— Start —
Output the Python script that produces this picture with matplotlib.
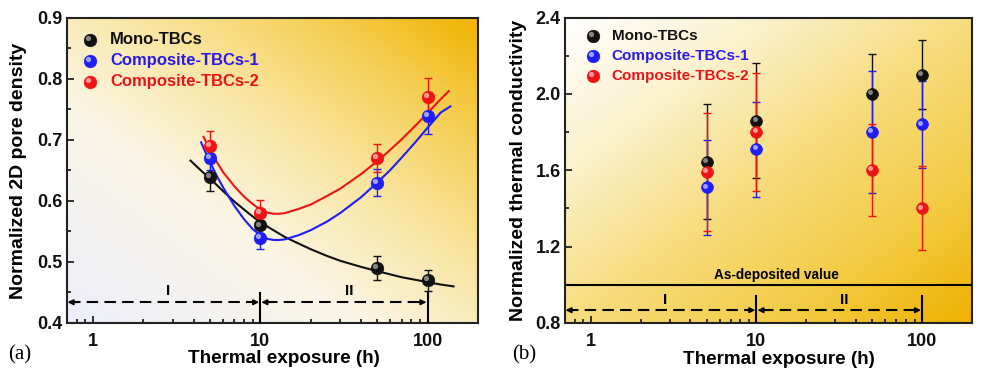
import numpy as np
import matplotlib
matplotlib.use("Agg")
import matplotlib.pyplot as plt
from matplotlib.colors import LinearSegmentedColormap
from matplotlib.transforms import offset_copy
from matplotlib.ticker import MultipleLocator

plt.rcParams['font.family'] = ['Liberation Sans', 'DejaVu Sans']
plt.rcParams['font.weight'] = 'bold'

# ---------------- data ----------------
hours = [5, 10, 50, 100]
series_names = ["Mono-TBCs", "Composite-TBCs-1", "Composite-TBCs-2"]

# (a) normalized 2D pore density
pore_mono = [0.64, 0.56, 0.49, 0.47]
pore_mono_err = [0.023, 0.015, 0.019, 0.017]
pore_c1 = [0.67, 0.54, 0.63, 0.74]
pore_c1_err = [0.02, 0.019, 0.022, 0.03]
pore_c2 = [0.69, 0.58, 0.67, 0.77]
pore_c2_err = [0.024, 0.022, 0.023, 0.031]

# fitted curves
fit_mono_x = [3.83, 4.5, 5, 6, 7, 8.5, 10, 12, 14, 17, 20, 25, 30, 40, 50, 70, 100, 120, 143]
fit_mono_y = [0.666, 0.648, 0.637, 0.616, 0.599, 0.580, 0.565, 0.552, 0.541, 0.530,
              0.521, 0.510, 0.502, 0.492, 0.485, 0.475, 0.467, 0.463, 0.460]
fit_c1_x = [4.43, 5, 5.5, 6, 7, 8, 9, 10, 11, 12, 13, 14, 17, 20, 25, 30, 40, 50, 60, 70,
            85, 100, 120, 137]
fit_c1_y = [0.696, 0.664, 0.641, 0.622, 0.592, 0.570, 0.554, 0.544, 0.538, 0.536, 0.536,
            0.537, 0.544, 0.552, 0.566, 0.580, 0.606, 0.630, 0.651, 0.671, 0.697, 0.720,
            0.745, 0.755]
fit_c2_x = [4.58, 5, 5.5, 6, 7, 8, 9, 10, 11, 12, 13, 14, 17, 20, 25, 30, 40, 50, 60, 70,
            85, 100, 120, 134]
fit_c2_y = [0.705, 0.684, 0.664, 0.647, 0.624, 0.607, 0.595, 0.586, 0.581, 0.579, 0.579,
            0.580, 0.587, 0.594, 0.608, 0.620, 0.644, 0.665, 0.684, 0.701, 0.724, 0.744,
            0.767, 0.780]

# (b) normalized thermal conductivity
tc_mono = [1.645, 1.86, 2.0, 2.1]
tc_mono_err = [0.30, 0.30, 0.21, 0.18]
tc_c1 = [1.51, 1.71, 1.80, 1.84]
tc_c1_err = [0.25, 0.25, 0.32, 0.23]
tc_c2 = [1.59, 1.80, 1.60, 1.40]
tc_c2_err = [0.31, 0.31, 0.24, 0.22]
as_deposited = 1.0

stage_labels = ["I", "II"]
x_ticks = [1, 10, 100]
x_ticklabels = ["1", "10", "100"]
left_yticks = [0.4, 0.5, 0.6, 0.7, 0.8, 0.9]
right_yticks = [0.8, 1.2, 1.6, 2.0, 2.4]

# ---------------- style ----------------
cols = ["#111111", "#1E1EF5", "#EE1414"]
hl_cols = ["#9a9a9a", "#b8b8ff", "#ffb0b0"]
txt_cols = ["#111111", "#2B1BE8", "#E8141A"]

fig = plt.figure(figsize=(9.83, 3.79), dpi=100)

posL = [0.0682, 0.1478, 0.418, 0.805]
posR = [0.5748, 0.1478, 0.414, 0.806]

cmapL = LinearSegmentedColormap.from_list("gL", [
    (0.0, "#ECEEFA"), (0.35, "#FBF6E8"), (0.58, "#F9E6A4"),
    (0.8, "#F5CF55"), (1.0, "#F1B300")])
cmapR = LinearSegmentedColormap.from_list("gR", [
    (0.0, "#FFFFFF"), (0.25, "#FBF1CC"), (0.5, "#F7DD80"),
    (0.78, "#F3CA40"), (1.0, "#EFB100")])

n = 200
u, v = np.meshgrid(np.linspace(0, 1, n), np.linspace(0, 1, n))
gradL = (u + v) / 2.0
gradR = (u + (1 - v)) / 2.0

for pos, grad, cm in [(posL, gradL, cmapL), (posR, gradR, cmapR)]:
    bg = fig.add_axes(pos, zorder=0)
    bg.imshow(grad, origin="lower", extent=[0, 1, 0, 1], aspect="auto", cmap=cm,
              vmin=0, vmax=1, interpolation="bilinear")
    bg.set_axis_off()

axL = fig.add_axes(posL, zorder=1)
axR = fig.add_axes(posR, zorder=1)


def sphere(ax, x, y, i, ms=9, transform=None):
    tr = ax.transData if transform is None else transform
    ax.plot(x, y, "o", ms=ms, color=cols[i], mec=cols[i], mew=0.5, transform=tr, zorder=5,
            linestyle="none")
    tr2 = offset_copy(tr, fig=fig, x=-1.3, y=1.3, units="points")
    ax.plot(x, y, "o", ms=ms * 0.42, color=hl_cols[i], mec="none", alpha=0.85,
            transform=tr2, zorder=6, linestyle="none")


def style(ax, ylim, yticks, yminor):
    ax.set_facecolor("none")
    ax.set_xscale("log")
    ax.set_xlim(0.7, 200)
    ax.set_ylim(*ylim)
    ax.set_xticks(x_ticks)
    ax.set_xticklabels(x_ticklabels)
    ax.set_yticks(yticks)
    ax.yaxis.set_minor_locator(MultipleLocator(yminor))
    ax.tick_params(which="both", direction="in", top=False, right=False, width=1.2,
                   labelsize=13, colors="#111111")
    ax.tick_params(which="major", length=5)
    ax.tick_params(which="minor", length=3)
    ax.tick_params(axis="x", pad=7)
    ax.tick_params(axis="y", pad=3)
    for s in ax.spines.values():
        s.set_linewidth(1.5)
        s.set_color("#222222")
    for lab in ax.get_xticklabels() + ax.get_yticklabels():
        lab.set_fontweight("bold")


def stage_arrows(ax, y, vtop, ty):
    kw = dict(color="black", lw=1.5, ls=(0, (5.5, 3)), zorder=3)
    ax.plot([0.72, 9.3], [y, y], **kw)
    ax.plot([10.8, 93], [y, y], **kw)
    ap = dict(arrowstyle="-|>", color="black", lw=1.2, mutation_scale=8, shrinkA=0, shrinkB=0)
    ax.annotate("", xy=(0.705, y), xytext=(0.8, y), arrowprops=ap, zorder=4)
    ax.annotate("", xy=(9.85, y), xytext=(8.8, y), arrowprops=ap, zorder=4)
    ax.annotate("", xy=(10.15, y), xytext=(11.4, y), arrowprops=ap, zorder=4)
    ax.annotate("", xy=(98.5, y), xytext=(88, y), arrowprops=ap, zorder=4)
    ylo = ax.get_ylim()[0]
    ax.plot([10, 10], [ylo, vtop], color="black", lw=1.5, zorder=4)
    ax.plot([100, 100], [ylo, vtop], color="black", lw=1.5, zorder=4)
    ax.text(2.82, ty, stage_labels[0], ha="center", va="center", fontsize=11,
            fontweight="bold", zorder=4)
    ax.text(34, ty, stage_labels[1], ha="center", va="center", fontsize=11,
            fontweight="bold", zorder=4)


def legend(ax, mx, tx, ys, fs):
    for i, (name, yy) in enumerate(zip(series_names, ys)):
        sphere(ax, [mx], [yy], i, ms=9, transform=ax.transAxes)
        ax.text(tx, yy, name, transform=ax.transAxes, color=txt_cols[i], fontsize=fs,
                fontweight="bold", va="center", ha="left")


# ---------------- panel (a) ----------------
style(axL, (0.4, 0.9), left_yticks, 0.05)
axL.plot(fit_mono_x, fit_mono_y, color=cols[0], lw=1.5, zorder=3)
axL.plot(fit_c1_x, fit_c1_y, color=cols[1], lw=1.5, zorder=3)
axL.plot(fit_c2_x, fit_c2_y, color=cols[2], lw=1.5, zorder=3)
for i, (vals, errs) in enumerate([(pore_mono, pore_mono_err), (pore_c1, pore_c1_err),
                                  (pore_c2, pore_c2_err)]):
    axL.errorbar(hours, vals, yerr=errs, fmt="none", ecolor=cols[i], elinewidth=1.0,
                 capsize=3, capthick=1.0, zorder=4)
    sphere(axL, hours, vals, i)
stage_arrows(axL, 0.434, 0.449, 0.453)
legend(axL, 0.056, 0.105, [0.928, 0.859, 0.790], 12)
axL.set_ylabel("Normalized 2D pore density", fontsize=14, fontweight="bold")
axL.set_xlabel("Thermal exposure (h)", fontsize=13.6, fontweight="bold")
axL.yaxis.set_label_coords(-0.119, 0.5)
axL.xaxis.set_label_coords(0.527, -0.118)
axL.xaxis.label.set_va("center")
axL.yaxis.label.set_va("center")

# ---------------- panel (b) ----------------
style(axR, (0.8, 2.4), right_yticks, 0.2)
axR.axhline(as_deposited, color="black", lw=1.5, zorder=3)
axR.text(13.3, 1.05, "As-deposited value", ha="center", va="center", fontsize=9.8,
         fontweight="bold", zorder=4)
for i, (vals, errs) in enumerate([(tc_mono, tc_mono_err), (tc_c1, tc_c1_err),
                                  (tc_c2, tc_c2_err)]):
    axR.errorbar(hours, vals, yerr=errs, fmt="none", ecolor=cols[i], elinewidth=1.0,
                 capsize=3, capthick=1.0, zorder=4)
for i, vals in enumerate([tc_mono, tc_c1, tc_c2]):
    sphere(axR, hours, vals, i, ms=8.5)
stage_arrows(axR, 0.867, 0.94, 0.92)
legend(axR, 0.069, 0.115, [0.939, 0.874, 0.808], 11)
axR.set_ylabel("Normalized thermal conductivity", fontsize=14, fontweight="bold")
axR.set_xlabel("Thermal exposure (h)", fontsize=13.6, fontweight="bold")
axR.yaxis.set_label_coords(-0.115, 0.5)
axR.xaxis.set_label_coords(0.525, -0.118)
axR.xaxis.label.set_va("center")
axR.yaxis.label.set_va("center")

fig.text(0.008, 0.065, "(a)", family=["Liberation Serif", "DejaVu Serif"], fontsize=15,
         fontweight="normal", va="center", ha="left")
fig.text(0.521, 0.065, "(b)", family=["Liberation Serif", "DejaVu Serif"], fontsize=15,
         fontweight="normal", va="center", ha="left")

fig.savefig("out.png", dpi=100)
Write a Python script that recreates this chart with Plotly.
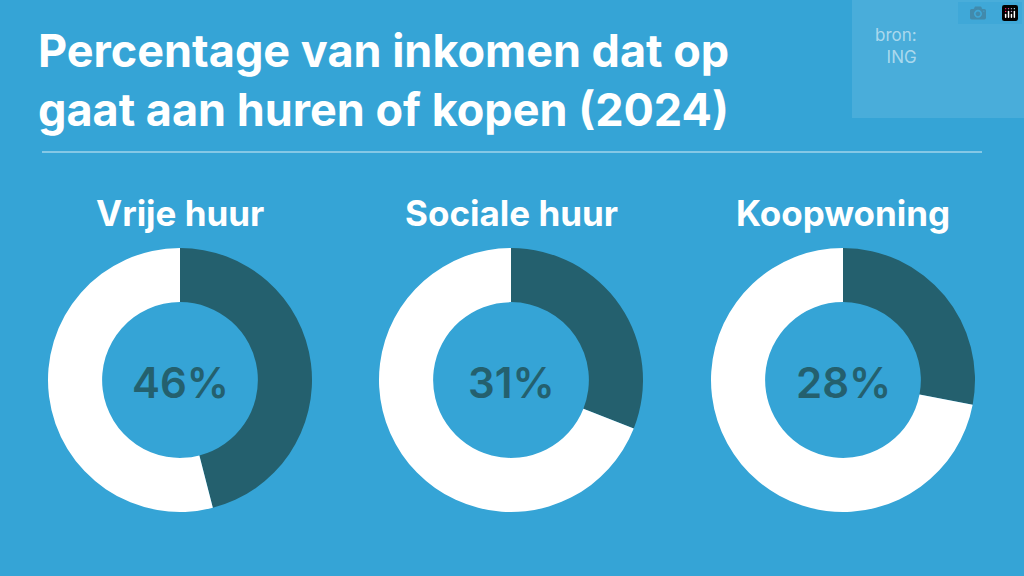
import plotly.graph_objects as go

categories = ["Vrije huur", "Sociale huur", "Koopwoning"]
shares = [46, 31, 28]
centers_px = [180, 511, 843]

BG = "#35A4D6"
DARK = "#24606E"
W, H = 1024, 576
R = 132

fig = go.Figure()
for cat, val, cx in zip(categories, shares, centers_px):
    fig.add_trace(go.Pie(
        values=[val, 100 - val],
        marker=dict(colors=[DARK, "white"], line=dict(width=0)),
        hole=0.59, sort=False, direction="clockwise", rotation=0,
        textinfo="none", hoverinfo="skip", showlegend=False,
        domain=dict(x=[(cx - R) / W, (cx + R) / W], y=[(576 - 512) / H, (576 - 248) / H]),
    ))
    fig.add_annotation(x=cx / W, y=1 - 382 / H, xref="paper", yref="paper",
                       xanchor="center", yanchor="middle",
                       text=f"{val}%", showarrow=False,
                       font=dict(family="Inter", size=42, color=DARK, weight=600))
    fig.add_annotation(x=cx / W, y=1 - 213 / H, xref="paper", yref="paper",
                       xanchor="center", yanchor="middle",
                       text=f"<b>{cat}</b>", showarrow=False,
                       font=dict(family="Inter", size=35, color="white"))

fig.add_annotation(x=36 / W, y=1 - 80 / H, xref="paper", yref="paper", xanchor="left",
                   yanchor="middle", align="left", showarrow=False,
                   text="<b>Percentage van inkomen dat op<br>gaat aan huren of kopen (2024)</b>",
                   font=dict(family="Inter", size=45, color="white"))

fig.add_shape(type="rect", xref="paper", yref="paper", x0=852 / W, x1=1, y0=1 - 118 / H, y1=1,
              fillcolor="rgba(255,255,255,0.1)", line=dict(width=0), layer="below")
fig.add_annotation(x=873 / W, y=1 - 46 / H, xref="paper", yref="paper", xanchor="left",
                   yanchor="middle", align="right", showarrow=False, text="bron:<br>ING",
                   font=dict(family="Inter", size=17, color="rgba(255,255,255,0.55)"))
fig.add_shape(type="line", xref="paper", yref="paper", x0=42 / W, x1=982 / W,
              y0=1 - 152 / H, y1=1 - 152 / H, line=dict(color="rgba(255,255,255,0.8)", width=1))

fig.update_layout(width=W, height=H, margin=dict(l=0, r=0, t=0, b=0),
                  paper_bgcolor=BG, plot_bgcolor=BG)
fig.write_html("out.html")

with open("out.html", encoding="utf-8") as f:
    page = f.read()
page = page.replace("<body>", '<body style="margin:0">', 1)
with open("out.html", "w", encoding="utf-8") as f:
    f.write(page)
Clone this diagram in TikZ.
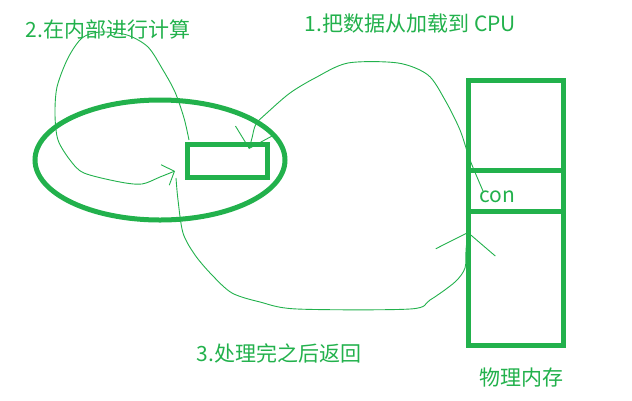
\documentclass[tikz,border=0pt]{standalone}
\usepackage{fontspec}
\newfontfamily\cjk{Noto Sans CJK SC}
\usepackage{tikz}
\usetikzlibrary{shapes.geometric, arrows.meta, positioning}
\definecolor{paint}{RGB}{34,177,76}
\tikzset{
	shell/.style = {
		draw=paint,
		line width=5pt,
		ellipse,
		inner sep=0pt,
		minimum width=250pt,
		minimum height=120pt
	},
	box/.style = {
		draw=paint,
		line width=5pt,
		rectangle,
		inner sep=0pt
	},
	note/.style = {
		text=paint,
		inner sep=0pt,
		font=\cjk\fontsize{21pt}{25pt}\selectfont
	},
	flow/.style = {
		paint,
		line width=0.9pt,
		-{Straight Barb[#1]}
	},
	flow/.default = {length=10pt,width=20pt}
}

\begin{document}
\begin{tikzpicture}[x=1pt, y=-1pt]
		\useasboundingbox (0,0) rectangle (632,400);
		% cpu and register
		\node[shell] (cpu) at (160,160) {};
		\node[box, minimum width=80pt, minimum height=33pt] (reg) at (227.5,161) {};
		% physical memory
		\node[box, minimum width=95.5pt, minimum height=265pt] (mem) at (515.75,213) {};
		\node[box, minimum width=95.5pt, minimum height=40.5pt] (cell) at (515.75,190.75) {};
		\node[note, anchor=west] (con) at ([xshift=14pt,yshift=-6pt]cell.west) {con};
		\node[note] (memlbl) at (521.5,377.5) {物理内存};
		
		\node[note] (load) at (410.5,24) {1.把数据从加载到 CPU};
		\node[note] (calc) at (108,29.5) {2.在内部进行计算};
		\node[note] (back) at (279,353.5) {3.处理完之后返回};
		
		\coordinate (loadstart) at (483,191);
		\coordinate (loadend) at (249,149);
		\coordinate (calcstart) at (189,140);
		\coordinate (calcend) at (175,171);
		\coordinate (backstart) at (176,178);
		\coordinate (backend) at (468,232);
		
		% 1. memory -> register
		\draw[flow={length=18pt,width=38pt}] plot[smooth, tension=0.5] coordinates {(loadstart) (470,160) (460,130) (445,100) (428,75) (398,63) (348,63) (315,78) (290,93) (268,112) (256,124) (252,138) (loadend)};
		% 2. loop inside
		\draw[flow={length=10pt,width=22pt}] plot[smooth, tension=0.5] coordinates {(calcstart) (184,118) (175,92) (163,70) (148,47) (127,35) (100,32) (82,38) (68,58) (57,87) (55,115) (58,140) (70,160) (84,173) (120,182) (142,184) (160,177) (calcend)};
		% 3. back to memory
		\draw[flow={length=20pt,width=60pt}] plot[smooth, tension=0.5] coordinates {(backstart) (178,200) (183,233) (195,255) (212,275) (232,293) (260,302) (297,309) (410,309) (430,300) (455,282) (465,268) (466,250) (backend)};
	\end{tikzpicture}
\end{document}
— End —
- Given task -
Begin at the first line of the material and copy each line exactly through the one containing "right_yticks = [0.8, 1.2, 1.6, 2.0, 2.4]". Omit pictures.

- In response -
Output the Python script that produces this picture with matplotlib.
import numpy as np
import matplotlib
matplotlib.use("Agg")
import matplotlib.pyplot as plt
from matplotlib.colors import LinearSegmentedColormap
from matplotlib.transforms import offset_copy
from matplotlib.ticker import MultipleLocator

plt.rcParams['font.family'] = ['Liberation Sans', 'DejaVu Sans']
plt.rcParams['font.weight'] = 'bold'

# ---------------- data ----------------
hours = [5, 10, 50, 100]
series_names = ["Mono-TBCs", "Composite-TBCs-1", "Composite-TBCs-2"]

# (a) normalized 2D pore density
pore_mono = [0.64, 0.56, 0.49, 0.47]
pore_mono_err = [0.023, 0.015, 0.019, 0.017]
pore_c1 = [0.67, 0.54, 0.63, 0.74]
pore_c1_err = [0.02, 0.019, 0.022, 0.03]
pore_c2 = [0.69, 0.58, 0.67, 0.77]
pore_c2_err = [0.024, 0.022, 0.023, 0.031]

# fitted curves
fit_mono_x = [3.83, 4.5, 5, 6, 7, 8.5, 10, 12, 14, 17, 20, 25, 30, 40, 50, 70, 100, 120, 143]
fit_mono_y = [0.666, 0.648, 0.637, 0.616, 0.599, 0.580, 0.565, 0.552, 0.541, 0.530,
              0.521, 0.510, 0.502, 0.492, 0.485, 0.475, 0.467, 0.463, 0.460]
fit_c1_x = [4.43, 5, 5.5, 6, 7, 8, 9, 10, 11, 12, 13, 14, 17, 20, 25, 30, 40, 50, 60, 70,
            85, 100, 120, 137]
fit_c1_y = [0.696, 0.664, 0.641, 0.622, 0.592, 0.570, 0.554, 0.544, 0.538, 0.536, 0.536,
            0.537, 0.544, 0.552, 0.566, 0.580, 0.606, 0.630, 0.651, 0.671, 0.697, 0.720,
            0.745, 0.755]
fit_c2_x = [4.58, 5, 5.5, 6, 7, 8, 9, 10, 11, 12, 13, 14, 17, 20, 25, 30, 40, 50, 60, 70,
            85, 100, 120, 134]
fit_c2_y = [0.705, 0.684, 0.664, 0.647, 0.624, 0.607, 0.595, 0.586, 0.581, 0.579, 0.579,
            0.580, 0.587, 0.594, 0.608, 0.620, 0.644, 0.665, 0.684, 0.701, 0.724, 0.744,
            0.767, 0.780]

# (b) normalized thermal conductivity
tc_mono = [1.645, 1.86, 2.0, 2.1]
tc_mono_err = [0.30, 0.30, 0.21, 0.18]
tc_c1 = [1.51, 1.71, 1.80, 1.84]
tc_c1_err = [0.25, 0.25, 0.32, 0.23]
tc_c2 = [1.59, 1.80, 1.60, 1.40]
tc_c2_err = [0.31, 0.31, 0.24, 0.22]
as_deposited = 1.0

stage_labels = ["I", "II"]
x_ticks = [1, 10, 100]
x_ticklabels = ["1", "10", "100"]
left_yticks = [0.4, 0.5, 0.6, 0.7, 0.8, 0.9]
right_yticks = [0.8, 1.2, 1.6, 2.0, 2.4]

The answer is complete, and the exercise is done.